- Mark Borchardt & Jon Springer (2003)
- Directed by: Jon Springer
- Screenplay by: Jon Springer
- Produced by: Jon Springer, Patrick Chenal III Ted Dewberry Ron Johnson Michele Kurkowski
- Starring: Mark Borchardt Nadine Gross Mehrdad Sarlak Charles Hubbell Robert Elliot Harrison Matthews Jennifer Prettyman
- Cinematography: Jon Springer
- Edited by: Jon Springer
- Release date: July 23, 2005;
- Running time: 10 minutes
- Country: United States
- Language: English

= Living Dead Girl (film) =

Living Dead Girl is a low-budget short horror film directed by Jon Springer. The film stars Mark Borchardt who is best known as the subject of the cult documentary American Movie (1999). "Living Dead Girl" is a silent-film zombie parody with extremely graphic gore effects.

== Plot ==
A zombie horde overtakes the Mall of America. Meanwhile, we see a man named Tom feverishly barricading the inside of his house, only to have his not-too-bright girlfriend open a window to let some fresh air in.

The ghouls enter and overtake the couple, but only after a valiant attempt by Tom to decimate the invaders with his .357 magnum. During the struggle, Tom's last bullet accidentally discharges into Barbara's femoral artery. Barbara bleeds to death in the hallway as Tom is devoured.

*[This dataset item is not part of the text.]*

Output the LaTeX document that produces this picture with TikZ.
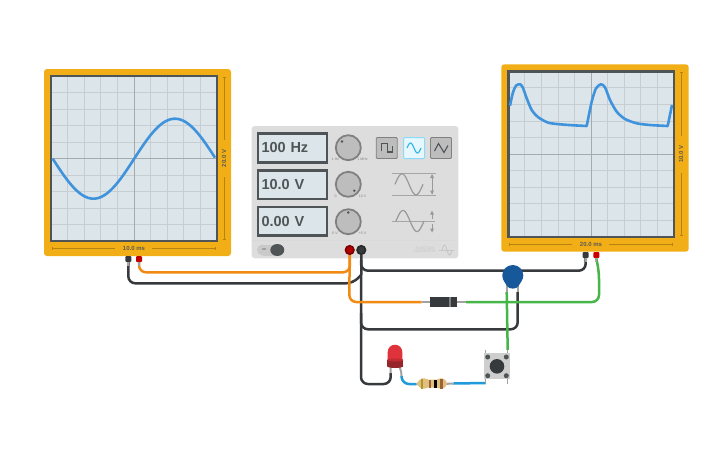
\documentclass[tikz,border=0pt]{standalone}
\usepackage{fontspec}
\setmainfont{Liberation Sans}
\usetikzlibrary{positioning,shapes.geometric}
\definecolor{scopeorange}{HTML}{F2AE16}
\definecolor{screenblue}{HTML}{DCE5E9}
\definecolor{framegray}{HTML}{4F5556}
\definecolor{gridgray}{HTML}{C6CED1}
\definecolor{axisgray}{HTML}{A4ABAD}
\definecolor{traceblue}{HTML}{3F93DC}
\definecolor{genbody}{HTML}{DDDDDD}
\definecolor{knobgray}{HTML}{BDBDBD}
\definecolor{wireblack}{HTML}{363A3C}
\definecolor{wireorange}{HTML}{F08A12}
\definecolor{wiregreen}{HTML}{46B649}
\definecolor{wireblue}{HTML}{1E9BD8}
\definecolor{leadgray}{HTML}{A2A2A2}
\definecolor{capblue}{HTML}{17589B}
\definecolor{ledred}{HTML}{E0323A}
\definecolor{leddark}{HTML}{96252A}
\definecolor{restan}{HTML}{E2BE80}
\definecolor{labelgray}{HTML}{5C5C50}
\tikzset{
  wire/.style={line width=2.5pt,rounded corners=7pt},
  lead/.style={line width=2pt,leadgray},
  scopebody/.style={fill=scopeorange,rounded corners=3pt},
  screenframe/.style={fill=screenblue,draw=framegray,line width=2.4pt},
  gridline/.style={gridgray,line width=1pt},
  trace/.style={traceblue,line width=2.6pt,line join=round},
  ruler/.style={scopeorange!75!black,line width=0.6pt},
  display/.style={draw=framegray,fill=screenblue,line width=2.8pt,minimum width=69pt,minimum height=28.5pt,inner sep=0pt,font=\bfseries\fontsize{14.5}{16}\selectfont,text=framegray,align=left},
  knob/.style={circle,draw=gray,fill=knobgray,line width=1.8pt,minimum size=25pt,inner sep=0pt},
  tinylabel/.style={font=\fontsize{3.5}{4}\selectfont,text=gray,inner sep=0pt},
  wavebutton/.style={draw=gray,fill=knobgray,line width=0.8pt,rounded corners=1pt,minimum size=21pt,inner sep=0pt},
  terminal/.style={circle,draw=#1!70!black,fill=#1,line width=1.6pt,minimum size=8.5pt,inner sep=0pt},
  plug/.style={fill=#1,rounded corners=1pt,minimum width=6pt,minimum height=6pt,inner sep=0pt},
  scopelabel/.style={font=\bfseries\fontsize{6}{7}\selectfont,text=labelgray,inner sep=0pt}
}
\newcommand{\scopegrid}[4]{% left, top, right, bottom
  \foreach \i in {1,...,9}{
    \draw[gridline] ({#1+\i*(#3-#1)/10},#2) -- ({#1+\i*(#3-#1)/10},#4);
    \draw[gridline] (#1,{#2+\i*(#4-#2)/10}) -- (#3,{#2+\i*(#4-#2)/10});
  }
  \draw[axisgray,line width=1pt] ({(#1+#3)/2},#2) -- ({(#1+#3)/2},#4);
  \draw[axisgray,line width=1pt] (#1,{(#2+#4)/2}) -- (#3,{(#2+#4)/2});
}
\begin{document}
\begin{tikzpicture}[x=1pt,y=-1pt]
  \useasboundingbox[fill=white] (0,0) rectangle (725,453);

  % left scope
  \fill[scopebody] (44,69) rectangle (231,256);
  \draw[screenframe] (51,76) rectangle (217,241);
  \scopegrid{51}{76}{217}{241}
  \draw[framegray,line width=2.4pt] (51,76) rectangle (217,241);
  \draw[trace,domain=52.7:215,samples=70] plot (\x,{158.7+40*sin((\x-52.7)/163*360)});
  \node[scopelabel] (timeleft) at (134,248.5) {10.0 ms};
  \draw[ruler] (52.5,247) -- (52.5,250) (52.5,248.5) -- (115,248.5) (152,248.5) -- (215.5,248.5) (215.5,247) -- (215.5,250);
  \node[scopelabel,rotate=90] (voltleft) at (224,158.5) {20.0 V};
  \draw[ruler] (222.5,77) -- (225.5,77) (224,77) -- (224,140) (224,177) -- (224,239) (222.5,239) -- (225.5,239);

  % right scope
  \fill[scopebody] (501.3,64.3) rectangle (688.7,251.7);
  \draw[screenframe] (508.3,71.3) rectangle (674,237);
  \scopegrid{508.3}{71.3}{674}{237}
  \draw[framegray,line width=2.4pt] (508.3,71.3) rectangle (674,237);
  \draw[trace] plot[smooth,tension=0.45] coordinates {(510,105.7) (512.7,93.3) (516,85.7) (520,84.3) (522.7,87.3) (526.7,98.3) (531.7,110) (538.3,117.3) (548.3,122.7) (560,124.3) (573.3,125.3) (586.7,126)}
    -- plot[smooth,tension=0.45] coordinates {(586.7,126) (591.7,101.7) (596,88.3) (601,84.3) (605,87.3) (610,100) (616.7,111.7) (625,119) (636.7,123.3) (650,125) (667.7,126)} -- (672,105);
  \node[scopelabel] (timeright) at (591,244) {20.0 ms};
  \draw[ruler] (509.5,242.5) -- (509.5,245.5) (509.5,244) -- (572,244) (609,244) -- (672.5,244) (672.5,242.5) -- (672.5,245.5);
  \node[scopelabel,rotate=90] (voltright) at (681,154) {10.0 V};
  \draw[ruler] (679.5,72) -- (682.5,72) (681,72) -- (681,136) (681,173) -- (681,235) (679.5,235) -- (682.5,235);

  % function generator
  \fill[genbody,rounded corners=3pt] (251.7,126) rectangle (458.3,258.3);
  \draw[gray!30,line width=0.8pt] (252,240.7) -- (458,240.7);
  \node[display,text width=62pt] (freq) at (292.5,148) {100 Hz};
  \node[display,text width=62pt] (ampl) at (292.5,184.8) {10.0 V};
  \node[display,text width=62pt] (offs) at (292.5,221.2) {0.00 V};
  \node[knob] (knobf) at (348.3,147.7) {};
  \node[knob] (knoba) at (348.3,184.3) {};
  \node[knob] (knobo) at (348.3,221.7) {};
  \fill[framegray] (342,141.5) circle (1.3pt) (354.3,190.7) circle (1.3pt) (348.2,212.5) circle (1.3pt);
  \node[tinylabel] (labfa) at (335.5,159.5) {1 Hz};
  \node[tinylabel] (labfb) at (362.5,159.5) {1 MHz};
  \node[tinylabel] (labaa) at (335.5,196.5) {0};
  \node[tinylabel] (labab) at (362.5,196.5) {10 V};
  \node[tinylabel] (laboa) at (334.5,233.5) {-5 V};
  \node[tinylabel] (labob) at (362.5,233.5) {+5 V};
  \node[wavebutton] (square) at (386.7,148) {};
  \node[wavebutton,draw=cyan!45,fill=white!90!cyan,line width=1pt] (sine) at (414,148) {};
  \node[wavebutton] (triangle) at (441,148) {};
  \draw[framegray,line width=1.1pt] (381.7,151) -- (381.7,143.3) -- (387.3,143.3) -- (387.3,152) -- (392.7,152) -- (392.7,146);
  \draw[traceblue!70!cyan,line width=1.1pt,domain=407:421,samples=30] plot (\x,{148-5*sin((\x-407)/14*360)});
  \draw[framegray,line width=1.1pt] (434.5,151) -- (438.5,143.5) -- (444,152.5) -- (448,145.5);

  \draw[gray!70,line width=0.7pt] (391.7,173.3) -- (435.7,173.3) (391.7,195.3) -- (435.7,195.3);
  \draw[gray!80,line width=1.2pt,domain=395:423,samples=40] plot (\x,{184.3-10.5*sin((\x-395)/28*360)});
  \draw[gray!80,line width=0.6pt] (432,175) -- (432,193.5);
  \fill[gray!80] (432,174) -- (430,178) -- (434,178) -- cycle (432,194.5) -- (430,190.5) -- (434,190.5) -- cycle;
  \draw[gray!70,line width=0.7pt] (392,221) -- (435,221);
  \draw[gray!80,line width=1.2pt,domain=396:424,samples=40] plot (\x,{221-10.5*sin((\x-396)/28*360)});
  \draw[gray!80,line width=0.6pt] (432,213) -- (432,218.5) (432,224) -- (432,231);
  \fill[gray!80] (432,210.7) -- (430,214.7) -- (434,214.7) -- cycle (432,232.5) -- (430,228.5) -- (434,228.5) -- cycle;

  \fill[knobgray!80] (262.5,244.5) rectangle (278,255.5);
  \fill[knobgray!80] (262.5,250) circle (5.5pt);
  \node[tinylabel,text=framegray] (onlabel) at (264,250) {on};
  \node[ellipse,fill=framegray,minimum width=14pt,minimum height=12pt,inner sep=0pt] (switch) at (277.3,250) {};
  \node[tinylabel,text=gray!45,align=center] (genlabel) at (425,250) {FUNCTION\\[-0.5pt]GENERATOR};
  \draw[gray!45,line width=0.6pt] (439,250) -- (454,250);
  \draw[gray!45,line width=0.9pt,domain=442:452,samples=20] plot (\x,{250-5*sin((\x-442)/10*360)});

  % terminals and plugs
  \node[plug=wireblack] (blackleft) at (128.3,259) {};
  \node[plug=red!75!black] (redleft) at (139,259) {};
  \node[plug=wireblack] (blackright) at (585.7,255) {};
  \node[plug=red!80!black] (redright) at (596.3,255) {};
  \node[terminal=red!70!black] (genred) at (349.7,250) {};
  \node[terminal=wireblack] (genblack) at (361.3,250) {};

  % parts
  \coordinate (capleft) at (506.7,292);
  \coordinate (capright) at (517.7,292);
  \coordinate (ledminus) at (390.7,373);
  \coordinate (ledplus) at (401.5,376);
  \coordinate (diodeleft) at (421.7,302);
  \coordinate (dioderight) at (466,302);
  \coordinate (resleft) at (416.7,384);
  \coordinate (resright) at (453.3,383.5);
  \coordinate (btntop) at (507.7,350);
  \coordinate (btnleft) at (485.7,383);
  \coordinate (jointwo) at (361,260);
  \coordinate (jointhree) at (361,313);

  % wires
  \draw[wire,wireblack] (blackleft.south) -- (128.3,283.3) -- (353,283.3) -- (361,275);
  \draw[wire,wireblack] (genblack) -- (361,384) -- (390.7,384) -- (ledminus);
  \draw[wire,wireblack] (jointwo) -- (361,270.7) -- (585.7,270.7) -- (blackright.south);
  \draw[wire,wireblack] (jointhree) -- (361,329.3) -- (517.7,329.3) -- (capright);
  \draw[wire,wireorange] (redleft.south) -- (139,272.3) -- (350,272.3) -- (genred);
  \draw[wire,wireorange] (genred) -- (349.3,302) -- (diodeleft);
  \draw[wire,wiregreen] (dioderight) -- (599,302) -- (599,272) -- (redright.south);
  \draw[wire,wiregreen] (capleft) -- (btntop);
  \draw[wire,wireblue] (ledplus) -- (402,384) -- (resleft);
  \draw[wire,wireblue] (resright) -- (btnleft);
  \draw[lead] (blackleft.south) -- +(0,3.5);
  \draw[lead] (redleft.south) -- +(0,3.5);
  \draw[lead] (blackright.south) -- +(0,3.5);
  \draw[lead] (redright.south) -- +(0,3.5);

  % diode
  \draw[lead] (diodeleft) -- (431,302) (457,302) -- (dioderight);
  \fill[wireblack] (430,297.3) rectangle (457.3,307.3);
  \fill[gray] (448.6,297.3) rectangle (450.6,307.3);

  % capacitor
  \draw[lead] (506.7,284) -- (capleft) (517.7,284) -- (capright);
  \fill[capblue] (512.8,265) .. controls (519,265) and (523.3,270) .. (523.3,275.5) .. controls (523.3,280) and (520,283) .. (518.5,286) .. controls (517.5,288) and (515,288.6) .. (512.8,288.6) .. controls (510.5,288.6) and (508,288) .. (507,286) .. controls (505.5,283) and (502.3,280) .. (502.3,275.5) .. controls (502.3,270) and (506.5,265) .. (512.8,265) -- cycle;

  % led
  \draw[lead] (390.7,366) -- (ledminus) (399.5,366) .. controls (400.5,370) and (401.5,372) .. (ledplus);
  \fill[ledred] (387.7,362) -- (387.7,352) arc[start angle=180,end angle=0,radius=7.3pt] -- (402.3,362) -- cycle;
  \fill[leddark] (387,360) rectangle (403.3,366) ;
  \fill[leddark] (395.2,366) ellipse (8.2pt and 2pt);
  \fill[ledred!55!leddark] (395.2,360) ellipse (8.2pt and 1.5pt);

  % resistor
  \draw[lead] (resleft) -- (421,384) (443,384) -- (resright);
  \fill[restan] (416.7,383.5) .. controls (420,377.5) and (424,377.5) .. (428,379.5) -- (437,379.5) .. controls (441,377.5) and (445,377.5) .. (447.3,383.5) .. controls (445,389.5) and (441,389.5) .. (437,387.5) -- (428,387.5) .. controls (424,389.5) and (420,389.5) .. (416.7,383.5) -- cycle;
  \fill[olive!70!restan] (421,378.5) rectangle (422.5,388.5);
  \fill[brown!80!black] (428.8,379.5) rectangle (431.4,387.5);
  \fill[black] (434,379.5) rectangle (437,387.5);
  \fill[brown!80!black] (440,378.5) rectangle (442.5,388.5);

  % pushbutton
  \draw[lead,line width=1.2pt] (485.7,349.5) -- (485.7,384) (507.7,349.5) -- (507.7,384);
  \fill[knobgray!75] (484.3,353.3) rectangle (510,379.3);
  \fill[framegray] (487.7,357) circle (2.5pt) (506.3,357) circle (2.5pt) (487.7,375.7) circle (2.5pt) (506.3,375.7) circle (2.5pt);
  \fill[wireblack] (497,366.3) circle (7.3pt);
\end{tikzpicture}
\end{document}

The next day, Barbara stumbles through downtown St. Paul as a newly activated zombie. She encounters Jesus Christ on a street corner and bites a huge bloody chunk out of his forearm. Barbara continues on, walking aimlessly through the empty city; she eventually collapses on the sidewalk. Barbara's appearance changes back to normal as she returns to life.

== Cast ==
- Mark Borchardt – Jesus
- Nadine Gross – Barbara
- Mehrdad Sarlak – Tom
- Charles Hubbell – Lead Zombie
- Robert Elliot – T-shirt Zombie
- Harrison Matthews – Redneck Zombie
- Jennifer Prettyman – Chick Zombie

== Release ==
The film premiered at the 2004 Fantasia Film Festival in Montreal, Canada.